Case Study - How a Construction Conglomerate revolutionized Tender Risk Analysis

05 February 2021

Tender Risk Analysis Process Automation

INTRO

The Client is a EPC Company, part of a Multinational Conglomerate, with presence in over 30 countries.

In addition, the client has a long history of servicing businesses and governments in varied domains. Their domain expertise spans across different industries- Hydrocarbon, Power, Oil, Gas, Defense, Ship building, and so on – and has a huge economic impact around the world. The company has to analyze tender documents, especially risk clauses, to identify the right projects to bid on. Tenders are voluminous and can be thousands of pages long. Responding to such tenders in a timely and accurate manner is a labor-intensive effort.

PROBLEM

Subjective risk analysis - Many of the risk analysis mistakes were associated with negligence, misrepresentation, and fraud.
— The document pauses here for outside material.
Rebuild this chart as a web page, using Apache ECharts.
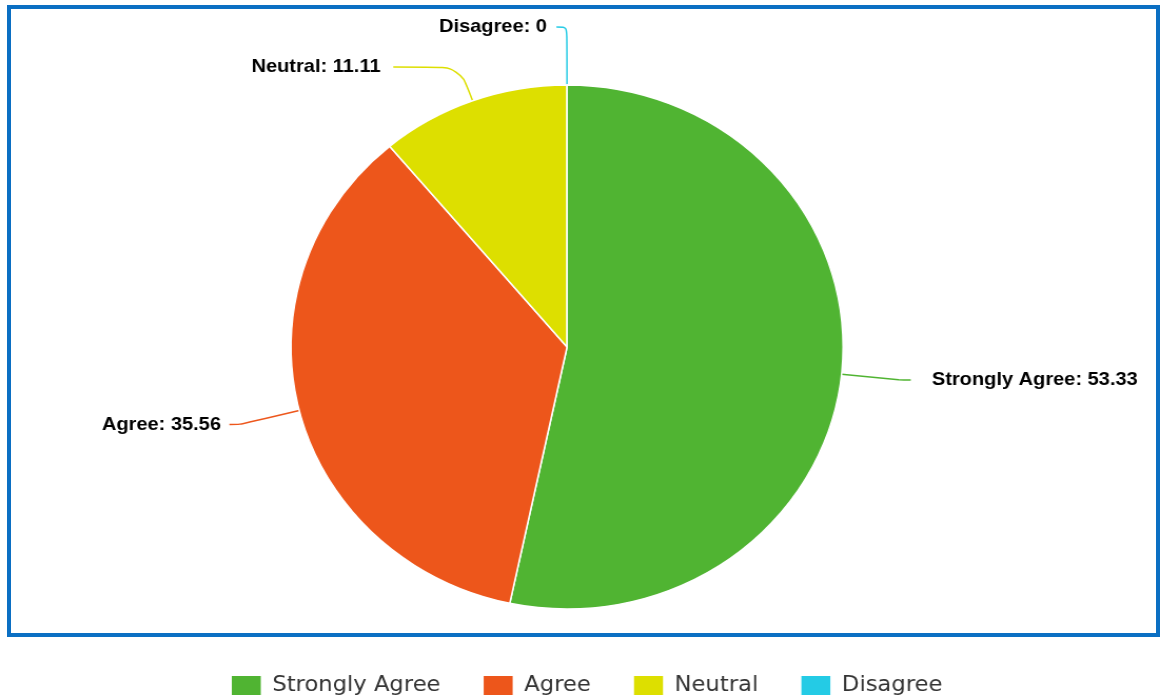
<!DOCTYPE html>
<html>
<head>
<meta charset="utf-8">
<script src="https://cdn.jsdelivr.net/npm/echarts@6/dist/echarts.min.js"></script>
<style>
html,body{margin:0;padding:0;width:1160px;height:698px;overflow:hidden;background:#fff;}
#chart{position:absolute;left:0;top:0;width:1101px;height:698px;transform:scaleX(1.05359);transform-origin:0 0;}
#frame{position:absolute;left:7px;top:5px;width:1153px;height:632px;box-sizing:border-box;border:4px solid #0b6fc3;pointer-events:none;}
</style>
</head>
<body>
<div id="chart"></div>
<div id="frame"></div>
<script>
const categories = ['Strongly Agree', 'Agree', 'Neutral', 'Disagree'];
const values = [53.33, 35.56, 11.11, 0];
const colors = ['#50B432', '#ED561B', '#DDDF00', '#24CBE5'];
// label connector styling per slice
const connectorLength = [55, 58, 36, 58];
const connectorLength2 = [11, 10, 63, 10];
const labelGap = [20, 8, 12, 9];

const chart = echarts.init(document.getElementById('chart'), null, {renderer: 'canvas'});

const data = categories.map((name, i) => ({
  name: name,
  value: values[i],
  itemStyle: {color: colors[i]},
  label: {distanceToLabelLine: labelGap[i]},
  labelLine: {length: connectorLength[i], length2: connectorLength2[i], lineStyle: {color: colors[i]}}
}));

chart.setOption({
  animation: false,
  legend: {
    data: categories,
    left: 218,
    top: 674,
    padding: 0,
    icon: 'rect',
    itemWidth: 29.5,
    itemHeight: 21,
    itemGap: 39,
    textStyle: {
      fontFamily: 'DejaVu Sans',
      fontSize: 21.5,
      lineHeight: 22,
      color: '#333',
      padding: [0, 0, 0, 5]
    }
  },
  series: [{
    type: 'pie',
    center: [538.2, 347],
    radius: 262,
    startAngle: 90.01,
    clockwise: true,
    avoidLabelOverlap: false,
    itemStyle: {borderColor: '#fff', borderWidth: 1.5},
    label: {
      show: true,
      formatter: '{b}: {c}',
      fontFamily: 'Liberation Sans',
      fontWeight: 'bold',
      fontSize: 19,
      color: '#000'
    },
    labelLine: {show: true, smooth: 0.3, lineStyle: {width: 1.5}},
    emphasis: {disabled: true},
    data: data
  }]
});
</script>
</body>
</html>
Studies showed that frequent mistakes were also made in calculation, clerical errors, wrong assumption, and document errors.
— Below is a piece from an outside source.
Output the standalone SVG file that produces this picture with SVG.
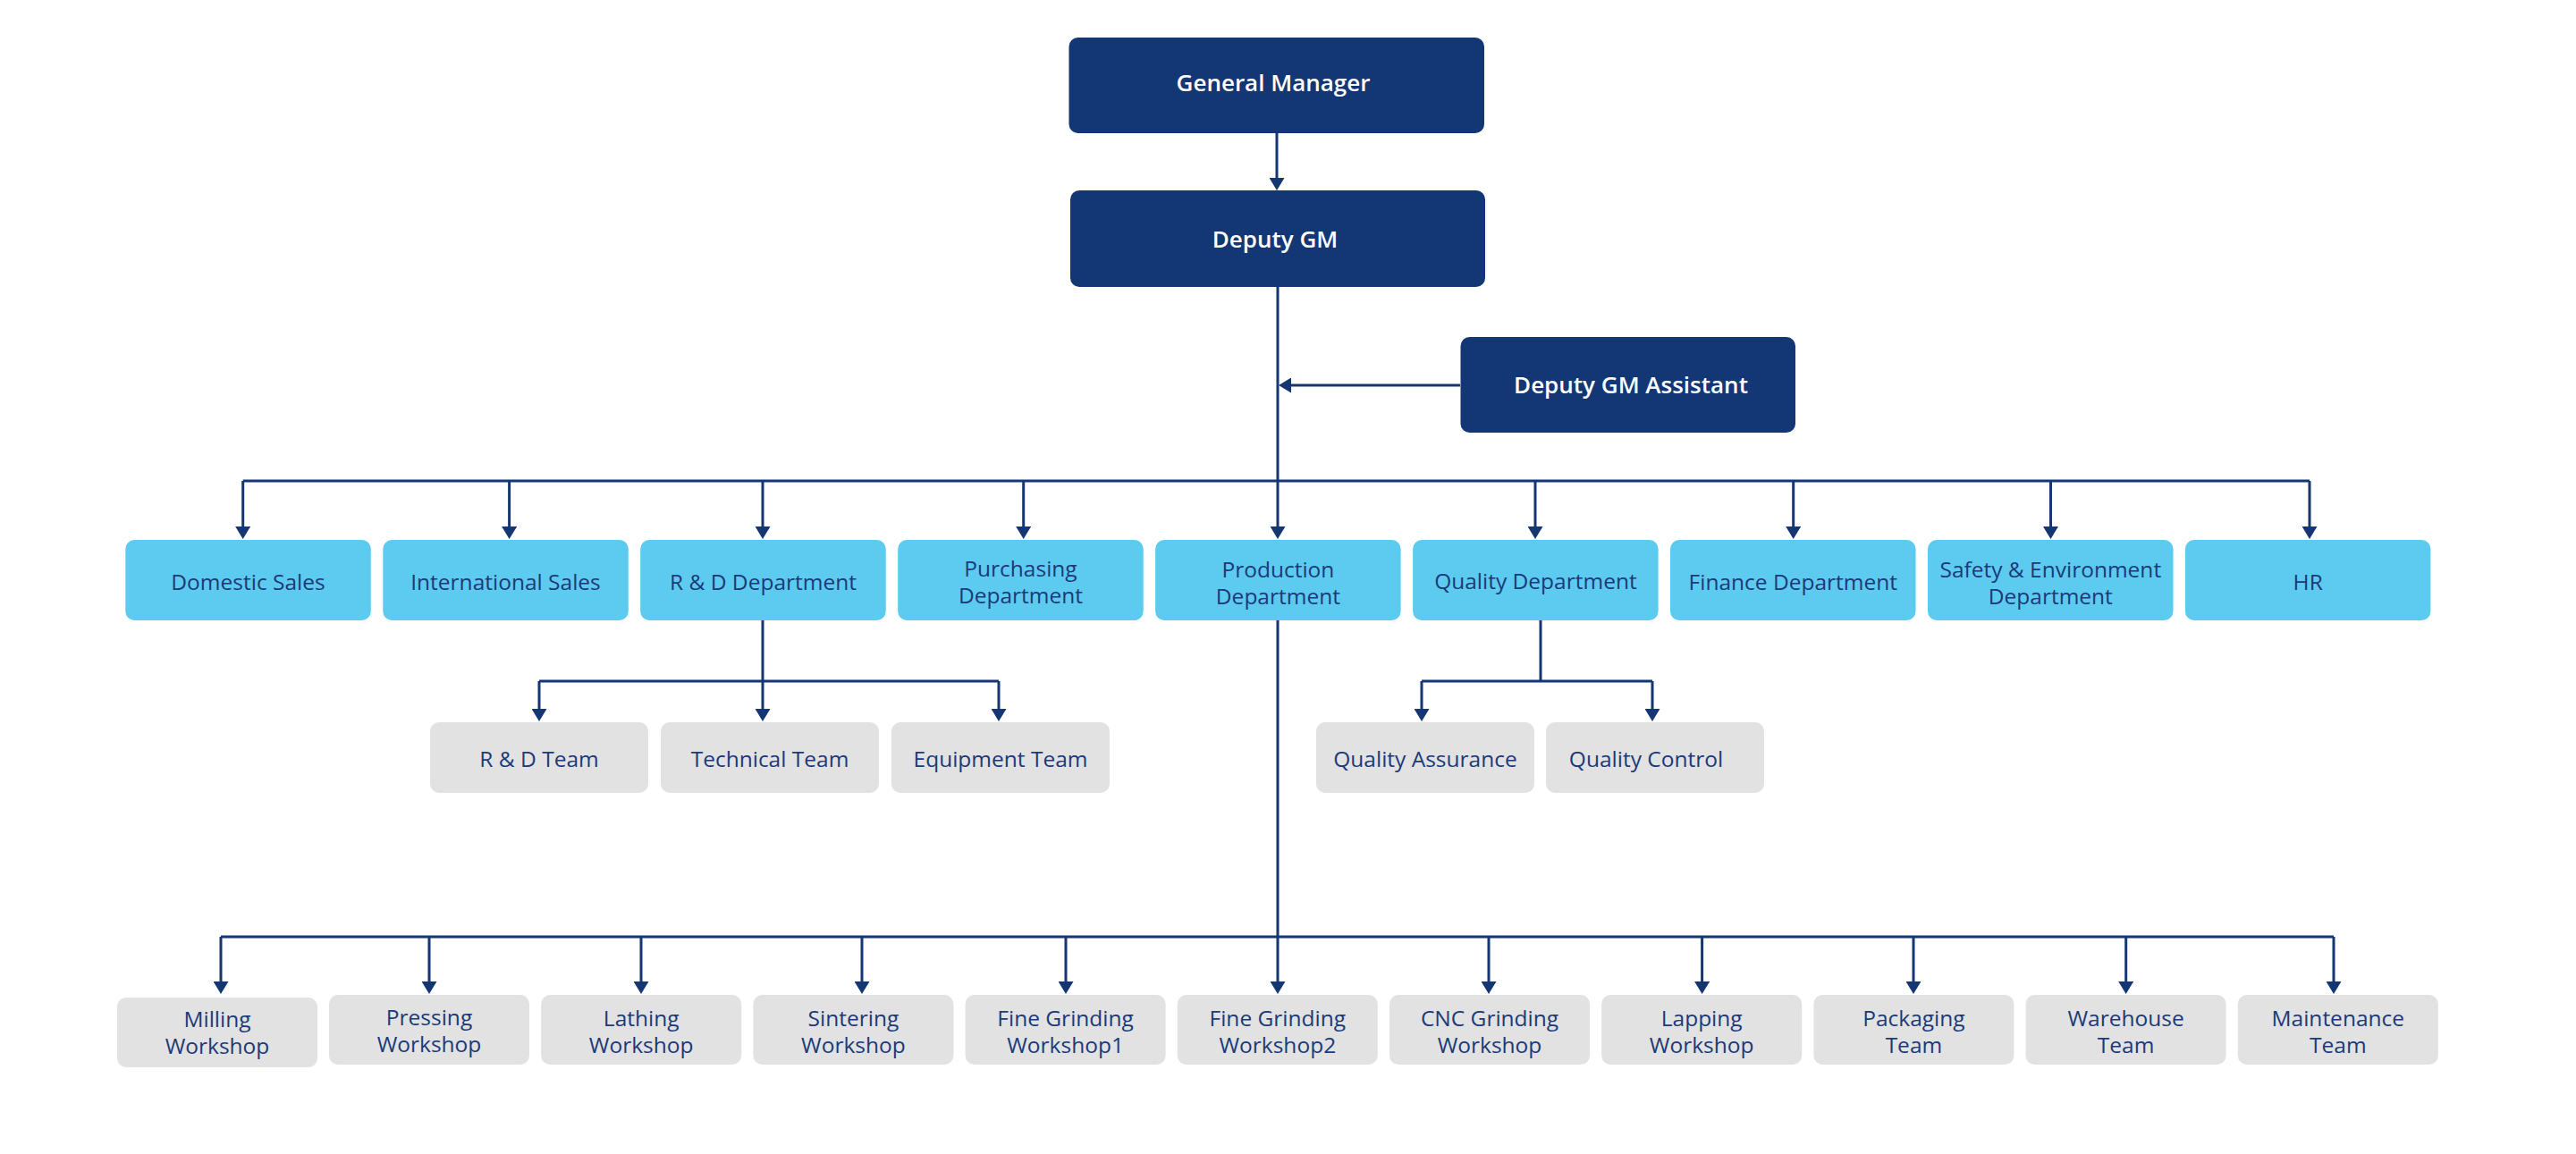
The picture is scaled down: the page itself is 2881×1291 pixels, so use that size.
<svg xmlns="http://www.w3.org/2000/svg" width="2881" height="1291" viewBox="0 0 2881 1291">
<defs>
<marker id="ah" markerUnits="userSpaceOnUse" viewBox="0 0 14 17" refX="10" refY="8.5" markerWidth="14" markerHeight="17" orient="auto">
<path d="M0,0 L14,8.5 L0,17 z" fill="#143774"/>
</marker>
<style>
.dk{fill:#133775}
.lb{fill:#5dcbef}
.gr{fill:#e2e2e2}
.tw{fill:#ffffff;font-family:"Open Sans","Liberation Sans",sans-serif;font-size:26px;font-weight:600;text-anchor:middle;dominant-baseline:central}
.tn{fill:#1b3a78;font-family:"Open Sans","Liberation Sans",sans-serif;font-size:24.5px;font-weight:500;text-anchor:middle;dominant-baseline:central}
.ln{fill:none;stroke:#143774;stroke-width:3}
.ar{fill:none;stroke:#143774;stroke-width:3;marker-end:url(#ah)}
</style>
</defs>
<rect width="2881" height="1291" fill="#ffffff"/>
<g id="connectors">
<path class="ar" d="M1428,149 V209"/>
<path class="ar" d="M1633,431 H1434"/>
<path class="ln" d="M1429,321 V538"/>
<path class="ln" d="M271.7,538 H2583"/>
<path class="ar" d="M271.7,538 V599"/>
<path class="ar" d="M569.6,538 V599"/>
<path class="ar" d="M853,538 V599"/>
<path class="ar" d="M1144.7,538 V599"/>
<path class="ar" d="M1429,538 V599"/>
<path class="ar" d="M1717,538 V599"/>
<path class="ar" d="M2005.7,538 V599"/>
<path class="ar" d="M2293.5,538 V599"/>
<path class="ar" d="M2583,538 V599"/>
<path class="ln" d="M603,762 H1117"/>
<path class="ar" d="M853,694 V803"/>
<path class="ar" d="M603,762 V803"/>
<path class="ar" d="M1117,762 V803"/>
<path class="ln" d="M1723,694 V762"/>
<path class="ln" d="M1590,762 H1848"/>
<path class="ar" d="M1590,762 V803"/>
<path class="ar" d="M1848,762 V803"/>
<path class="ln" d="M1429,694 V1048"/>
<path class="ln" d="M247,1048 H2610"/>
<path class="ar" d="M247,1048 V1108"/>
<path class="ar" d="M480,1048 V1108"/>
<path class="ar" d="M717,1048 V1108"/>
<path class="ar" d="M964,1048 V1108"/>
<path class="ar" d="M1192,1048 V1108"/>
<path class="ar" d="M1429,1048 V1108"/>
<path class="ar" d="M1665,1048 V1108"/>
<path class="ar" d="M1903.6,1048 V1108"/>
<path class="ar" d="M2140,1048 V1108"/>
<path class="ar" d="M2377.7,1048 V1108"/>
<path class="ar" d="M2610,1048 V1108"/>
</g>
<g id="gm"><rect class="dk" x="1195.5" y="42" width="464.5" height="107" rx="10"/><text class="tw" x="1424" y="92">General Manager</text></g>
<g id="dgm"><rect class="dk" x="1197" y="213" width="464" height="108" rx="10"/><text class="tw" x="1426" y="267">Deputy GM</text></g>
<g id="dgma"><rect class="dk" x="1633.5" y="377" width="374.5" height="107" rx="10"/><text class="tw" x="1824" y="430">Deputy GM Assistant</text></g>
<g id="domestic"><rect class="lb" x="140.3" y="604" width="274.5" height="90" rx="10"/><text class="tn" x="277.5" y="650">Domestic Sales</text></g>
<g id="international"><rect class="lb" x="428.3" y="604" width="274.5" height="90" rx="10"/><text class="tn" x="565.5" y="650">International Sales</text></g>
<g id="rnd"><rect class="lb" x="716.2" y="604" width="274.5" height="90" rx="10"/><text class="tn" x="853.5" y="650">R &amp; D Department</text></g>
<g id="purchasing"><rect class="lb" x="1004.2" y="604" width="274.5" height="90" rx="10"/><text class="tn" x="1141.5" y="635">Purchasing</text><text class="tn" x="1141.5" y="665">Department</text></g>
<g id="production"><rect class="lb" x="1292.1" y="604" width="274.5" height="90" rx="10"/><text class="tn" x="1429.4" y="636">Production</text><text class="tn" x="1429.4" y="666">Department</text></g>
<g id="quality"><rect class="lb" x="1580.1" y="604" width="274.5" height="90" rx="10"/><text class="tn" x="1717.4" y="649">Quality Department</text></g>
<g id="finance"><rect class="lb" x="1868" y="604" width="274.5" height="90" rx="10"/><text class="tn" x="2005.3" y="650">Finance Department</text></g>
<g id="safety"><rect class="lb" x="2156" y="604" width="274.5" height="90" rx="10"/><text class="tn" x="2293.3" y="636">Safety &amp; Environment</text><text class="tn" x="2293.3" y="666">Department</text></g>
<g id="hr"><rect class="lb" x="2443.9" y="604" width="274.5" height="90" rx="10"/><text class="tn" x="2581.2" y="650">HR</text></g>
<g id="rndteam"><rect class="gr" x="481" y="808" width="244" height="79" rx="10"/><text class="tn" x="603" y="848">R &amp; D Team</text></g>
<g id="techteam"><rect class="gr" x="739" y="808" width="244" height="79" rx="10"/><text class="tn" x="861" y="848">Technical Team</text></g>
<g id="equipteam"><rect class="gr" x="997" y="808" width="244" height="79" rx="10"/><text class="tn" x="1119" y="848">Equipment Team</text></g>
<g id="qa"><rect class="gr" x="1472" y="808" width="244" height="79" rx="10"/><text class="tn" x="1594" y="848">Quality Assurance</text></g>
<g id="qc"><rect class="gr" x="1729" y="808" width="244" height="79" rx="10"/><text class="tn" x="1841" y="848">Quality Control</text></g>
<g id="milling"><rect class="gr" x="131" y="1116" width="224" height="78" rx="10"/><text class="tn" x="243" y="1139">Milling</text><text class="tn" x="243" y="1169">Workshop</text></g>
<g id="pressing"><rect class="gr" x="368" y="1113" width="224" height="78" rx="10"/><text class="tn" x="480" y="1137">Pressing</text><text class="tn" x="480" y="1167">Workshop</text></g>
<g id="lathing"><rect class="gr" x="605.2" y="1113" width="224" height="78" rx="10"/><text class="tn" x="717.2" y="1138">Lathing</text><text class="tn" x="717.2" y="1168">Workshop</text></g>
<g id="sintering"><rect class="gr" x="842.4" y="1113" width="224" height="78" rx="10"/><text class="tn" x="954.4" y="1138">Sintering</text><text class="tn" x="954.4" y="1168">Workshop</text></g>
<g id="fg1"><rect class="gr" x="1079.6" y="1113" width="224" height="78" rx="10"/><text class="tn" x="1191.6" y="1138">Fine Grinding</text><text class="tn" x="1191.6" y="1168">Workshop1</text></g>
<g id="fg2"><rect class="gr" x="1316.8" y="1113" width="224" height="78" rx="10"/><text class="tn" x="1428.8" y="1138">Fine Grinding</text><text class="tn" x="1428.8" y="1168">Workshop2</text></g>
<g id="cnc"><rect class="gr" x="1554" y="1113" width="224" height="78" rx="10"/><text class="tn" x="1666" y="1138">CNC Grinding</text><text class="tn" x="1666" y="1168">Workshop</text></g>
<g id="lapping"><rect class="gr" x="1791.2" y="1113" width="224" height="78" rx="10"/><text class="tn" x="1903.2" y="1138">Lapping</text><text class="tn" x="1903.2" y="1168">Workshop</text></g>
<g id="packaging"><rect class="gr" x="2028.4" y="1113" width="224" height="78" rx="10"/><text class="tn" x="2140.4" y="1138">Packaging</text><text class="tn" x="2140.4" y="1168">Team</text></g>
<g id="warehouse"><rect class="gr" x="2265.6" y="1113" width="224" height="78" rx="10"/><text class="tn" x="2377.6" y="1138">Warehouse</text><text class="tn" x="2377.6" y="1168">Team</text></g>
<g id="maintenance"><rect class="gr" x="2502.8" y="1113" width="224" height="78" rx="10"/><text class="tn" x="2614.8" y="1168" dy="-30">Maintenance</text><text class="tn" x="2614.8" y="1168">Team</text></g>
</svg>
Being blind to hidden risks - The customer was approaching bids with false confidence without realizing the landmine of underlying hidden risks that were never uncovered. This was leading to disappointment as they mistakenly omitted real risks that influence the contract value and lead to failure in execution.

PAIN POINTS

  • The tender analysis team was spending valuable manual hours reading, understanding, and extracting information from tender documents. Despite their expertise, the enormity of the task kept the team busy with redundant reading tasks and left very little time for the actual task of responding to the tenders. On an average, the team spent 10 to 15 days on analyzing a single tender document.
  • In addition to the paucity of time, the margin of error associated with manual tender analysis was very high. Information provided in tenders is dense, scattered, and at times even footnotes had crucial information. Given this, chances of missing out on finer details are high. For example, missing out on a clause like Liquidated Damages and Termination can result in huge losses.